In its ad binge, SEIU focused on the trade angle. Greg Knowles, an employee at Cooper Tires in Texarkana, said Lincoln had "a lot of nerve" boasting that she had saved 17,000 jobs at the company. "We saved our own jobs and we had to take big pay cuts to do it," said Knowles. "We would not have to have done that if Miss Lincoln had not voted for all those unfair trade deals."

Knowles went on to list Lincoln's votes for "NAFTA, CAFTA, and even a special trade deal with China." Lincoln, however, has been buoyed by supportive ads purchased by the business community. The Chamber of Commerce, for example, came out with a 30-second spot claiming that "for years, small businesses have counted on Senator Blanche Lincoln."

The Chamber cited Lincoln's support for pro-business tax policy and incentives for research and development. In 2008, the Democrat also received a $10,000 contribution to her re-election campaign from the National Federation of Independent Business, on top of another $5,000 the business group gave to her leadership PAC. The Chamber of Commerce has spent $300,000 on its pro-Lincoln advertising campaign. An outfit called Americans for Job Security has gone up on the air with Indian-themed ads accusing Halter of serving as director of a company that "exported American jobs to India."

Business backing doesn't normally get you very far in a Democratic primary, and Lincoln is a major target of national progressives. But she was clinging to a 44 percent to 32 percent lead in the last Mason-Dixon poll, making the biggest threat that Halter will force her into a June runoff. A third candidate, libertarian-leaning conservative D.C. Morrison, has been drawing up to 10 percent in recent surveys. Lincoln must break 50 percent to win in the first round.

It may not matter who wins, because the polls also show either Democrat getting clobbered by all of the major candidates running in this week's Republican primary. Arkansas is considered one of the GOP's best pickup opportunities this year. The left may not view Lincoln as suitably docile, but to conservative Arkansans she is plenty liberal enough (both Bill Clinton and President Obama have recorded ads in support of her campaign). Arkansas Republican Party chairman Doyle Webb told a liberal website, "I feel very good about this race."

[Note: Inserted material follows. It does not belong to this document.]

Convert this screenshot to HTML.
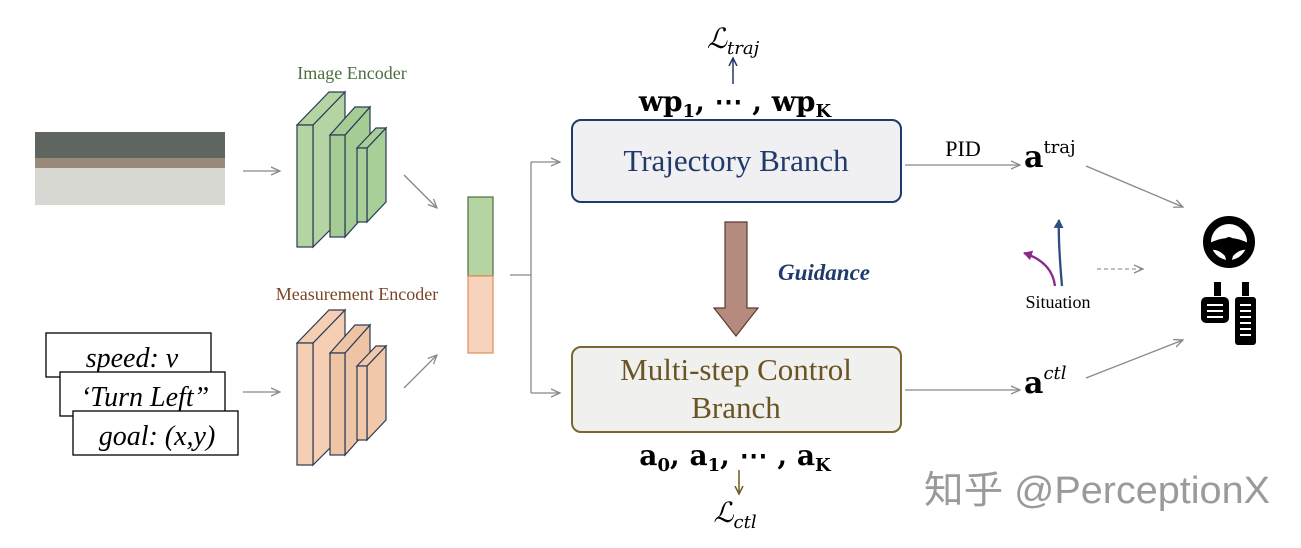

After all, Lincoln's flashes of independence are seldom more than is required to win in a conservative, right-to-work state. She still votes 100 percent of the time with NARAL, 90 percent with the AFL-CIO, and 85 percent over the course of her career with Americans for Democratic Action, the gold standard of modern liberalism. Yet it is Lincoln's political survival instincts that irk the left.

Even if Blanche Lincoln prevails in her primary, her brand of Democratic politics is out of step with the liberal grassroots. The Democrats aren't about to become the party of Lincoln now.